I had my GoPro “nosecam” running for the whole flight. With the sun behind me — if it made an appearance — I knew the light would be much better than it had been on the way down. (I don’t record every minute of every flight. I already have too much mediocre footage; now I just try to get good footage.) The camera captured the situation well: very low clouds for quite a distance. I aimed for some brightness on the horizon, stayed at an altitude that kept me below the cloud layer, kept a sharp eye out for towers, and flew southeast.

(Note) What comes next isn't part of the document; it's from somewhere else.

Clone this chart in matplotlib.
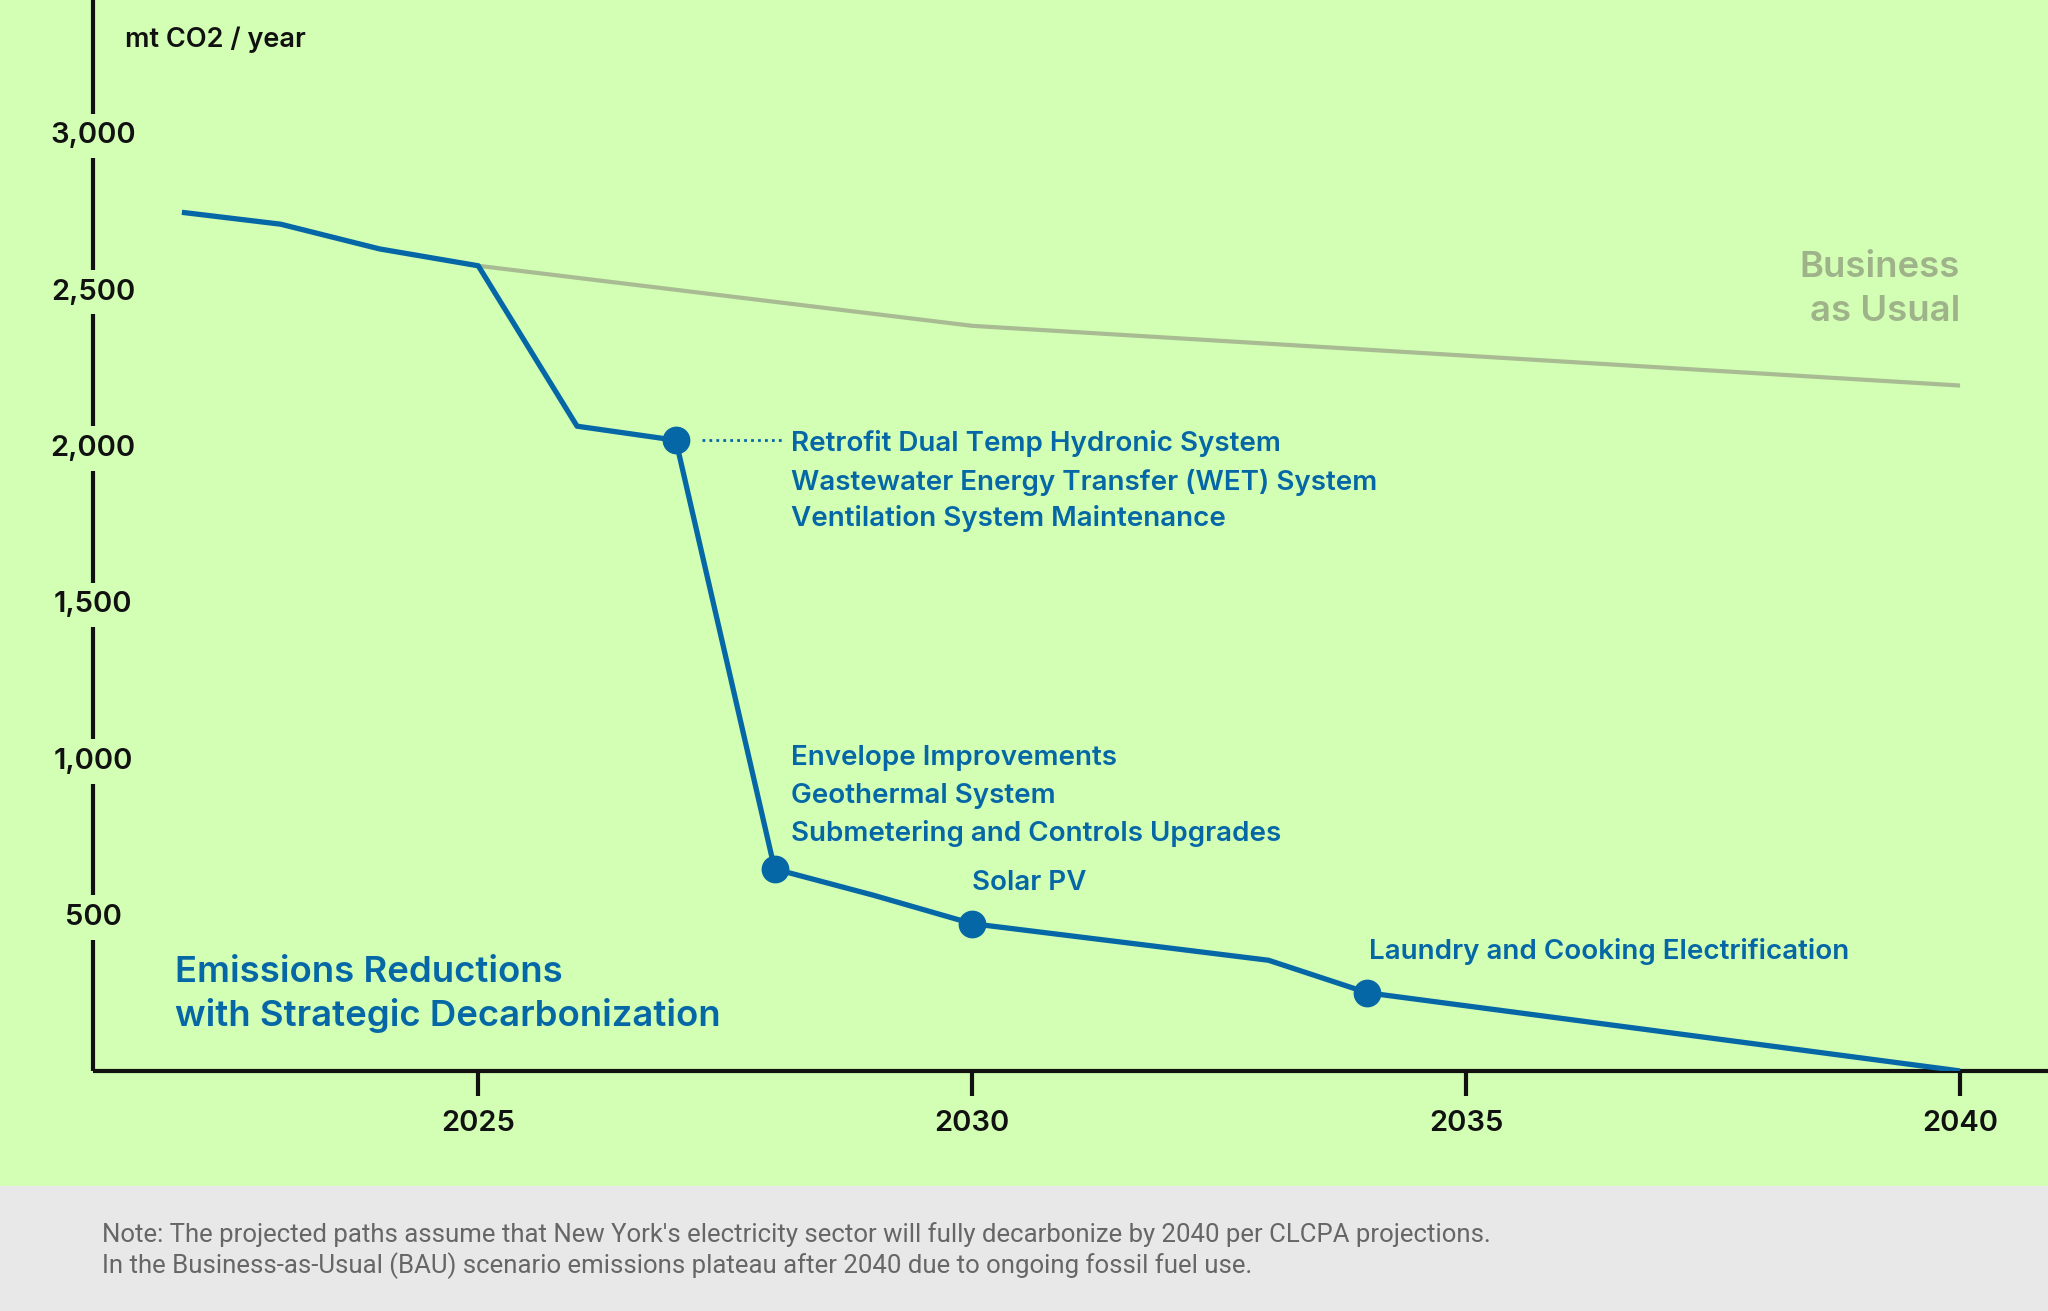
import matplotlib
matplotlib.use("Agg")
import matplotlib.pyplot as plt
from matplotlib.patches import Rectangle
import matplotlib.transforms as mtransforms

# ---- data ----
years_strategic = [2022, 2023, 2024, 2025, 2026, 2027, 2028, 2029, 2030, 2033, 2034, 2040]
emissions_strategic = [2746, 2708, 2629, 2575, 2062, 2017, 646, 562, 471, 354, 250, 0]
milestone_years = [2027, 2028, 2030, 2034]
milestone_values = [2017, 646, 471, 250]

years_bau = [2025, 2030, 2040]
emissions_bau = [2575, 2383, 2192]

y_ticks = [500, 1000, 1500, 2000, 2500, 3000]
y_tick_labels = ["500", "1,000", "1,500", "2,000", "2,500", "3,000"]
x_ticks = [2025, 2030, 2035, 2040]
x_tick_labels = ["2025", "2030", "2035", "2040"]

labels_2027 = ["Retrofit Dual Temp Hydronic System",
               "Wastewater Energy Transfer (WET) System",
               "Ventilation System Maintenance"]
labels_2028 = ["Envelope Improvements", "Geothermal System",
               "Submetering and Controls Upgrades"]
label_2030 = "Solar PV"
label_2034 = "Laundry and Cooking Electrification"

footer_lines = ["Note: The projected paths assume that New York's electricity sector will fully decarbonize by 2040 per CLCPA projections.",
                "In the Business-as-Usual (BAU) scenario emissions plateau after 2040 due to ongoing fossil fuel use."]

# ---- style ----
BG = "#D2FFB4"
FOOT = "#E8E8E8"
BLUE = "#0567A6"
BAU_LINE = "#A8BB92"
BAU_TEXT = "#9FB38A"
INK = "#111111"
FONT = ["Inter", "DejaVu Sans"]
VA = "center_baseline"

fig = plt.figure(figsize=(20.48, 13.11), dpi=100, facecolor=BG)
fig.patches.append(Rectangle((0, 0), 1, 0.0954, transform=fig.transFigure,
                             facecolor=FOOT, edgecolor="none", zorder=0))

ax = fig.add_axes([0.0454, 0.1831, 0.9546, 0.8169])
ax.set_facecolor("none")
ax.set_xlim(2021.10, 2040.89)
ax.set_ylim(0, 3425)

for s in ["top", "right"]:
    ax.spines[s].set_visible(False)
for s in ["left", "bottom"]:
    ax.spines[s].set_linewidth(3)
    ax.spines[s].set_color(INK)
    ax.spines[s].set_capstyle("butt")

ax.set_xticks(x_ticks)
ax.set_xticklabels(x_tick_labels, fontsize=21, fontweight="semibold", family=FONT, color=INK)
ax.tick_params(axis="x", length=18, width=3, color=INK, pad=10, direction="out")
ax.set_yticks([])

# y tick labels centered on the axis, masking it
trans = mtransforms.blended_transform_factory(ax.transAxes, ax.transData)
for v, lab in zip(y_ticks, y_tick_labels):
    ax.text(0, v, lab, transform=trans, ha="center", va=VA, fontsize=21,
            fontweight="semibold", family=FONT, color=INK, zorder=5, clip_on=False,
            bbox=dict(boxstyle="square,pad=0.3", facecolor=BG, edgecolor="none"))

ax.text(2021.42, 3307, "mt CO2 / year", ha="left", va=VA, fontsize=19.5,
        fontweight="semibold", family=FONT, color=INK)

# lines
ax.plot(years_bau, emissions_bau, color=BAU_LINE, lw=3, solid_capstyle="butt", zorder=2)
ax.plot(years_strategic, emissions_strategic, color=BLUE, lw=3.8,
        solid_joinstyle="round", solid_capstyle="butt", zorder=3)
ax.plot(milestone_years, milestone_values, "o", color=BLUE, ms=19, zorder=4)

# dotted leader
ax.plot([2027.26, 2028.07], [2017, 2017], color=BLUE, lw=2, ls=(0, (1, 1.5)), zorder=3)

ann = dict(fontsize=20, fontweight="semibold", family=FONT, color=BLUE, ha="left", va=VA)
for t, y in zip(labels_2027, [2015, 1893, 1775]):
    ax.text(2028.17, y, t, **ann)
for t, y in zip(labels_2028, [1011, 889, 768]):
    ax.text(2028.17, y, t, **ann)
ax.text(2030.0, 611, label_2030, **ann)
ax.text(2034.02, 393, label_2034, **ann)

big = dict(fontsize=26.3, fontweight="semibold", family=FONT, va=VA)
ax.text(2021.93, 326, "Emissions Reductions", color=BLUE, ha="left", **big)
ax.text(2021.93, 189, "with Strategic Decarbonization", color=BLUE, ha="left", **big)
ax.text(2040.0, 2581, "Business", color=BAU_TEXT, ha="right", **big)
ax.text(2040.0, 2440, "as Usual", color=BAU_TEXT, ha="right", **big)

# footer
for t, yp in zip(footer_lines, [1232, 1263]):
    fig.text(102 / 2048, 1 - yp / 1311, t, ha="left", va=VA, fontsize=18.5,
             family=["Roboto", "DejaVu Sans"], color="#666666")

fig.savefig("out.png", dpi=100, facecolor=BG)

Don’t get me wrong. I could have tried scud running a path up the valley to the north. And I might have found a comfortable way to get where I wanted to go. But I’ve run scud enough times and have found my way blocked enough times that I’ve learned not to even bother trying if there’s an easy way around it. I know marine layers well enough to know that they don’t usually cross mountains. If I could get to the far side of the mountains east of the airport, I’d find a clear way north.
And that’s exactly what happened. I aimed for the brightness, which got bigger and brighter the farther I went. Suddenly, I was in sunlight, climbing the bright green foothills of the mountains on a northeast heading. Soon I was at cloud level just to the east of the clouds heading due north. Before long, I was above the marine layer, looking out at islands of mountaintops in the clouds to the west.
I adjusted my course on both my helicopter’s Garmin 430 GPS and Foreflight and attempted to fly direct back to my base. The lush green hills were amazingly beautiful and the shadows from the sun shining through the marine layer gave them an extra depth. It was hard not to detour in a few places to get some better views. I let the camera run, figuring I’d get a few good shots along the way.
I flew for a while to the east of the marine layer, but as I crossed the valley near Hollister, the marine layer moved in beneath me. I was already about 2500 feet up, having just crossed some mountains, and knew I’d have to cross more mountains on the other side of the valley, so I stayed at altitude and crossed above them, with glimpses of the farm town beneath me. The air up above the clouds was a bit rough and we got bounced around a bit. So the next time I had the option of flying above or below the marine layer — near Livermore — I elected to fly below it. That had me flying just below the clouds along a hillside east of the airport there, almost on my original flight path down.
The rest of the flight was pretty uneventful. I made a straight line back to my base, over two wind farms, a handful of small cities, the Sacramento River, wetlands, and lots of farmland. It was just after 5 PM when I set down on my grassy parking spot at the airport.
I gathered together my things, let Penny out to run on the grass, and locked up the helicopter. I chatted for a while with one of the line guys about the upcoming rainy weather and placed a fuel order. (The helicopter must always be topped off with fuel when I’m on call.) Then Penny and I headed back to the truck and our temporary home.
I’d logged a total of 2.7 hours of flight time.
Golfing at Wente in Livermore and see this Red R44 streaking by on a NW track 4:30pm. I said could it be ML???
— Steven Pass (@PassSteven) March 3, 2016
Later, after I drove back to where I’m staying and relaxed for a while, I checked in with Twitter. I found a tweet from one of my twitter friends who had apparently seen me from the ground while he was golfing in Livermore. How’s that for small world syndrome?
It had been a good flight and a nice day out and about. Although I could have done without the detour — which probably added 20 minutes of flight time to my return trip — I certainly couldn’t complain about the views along the way.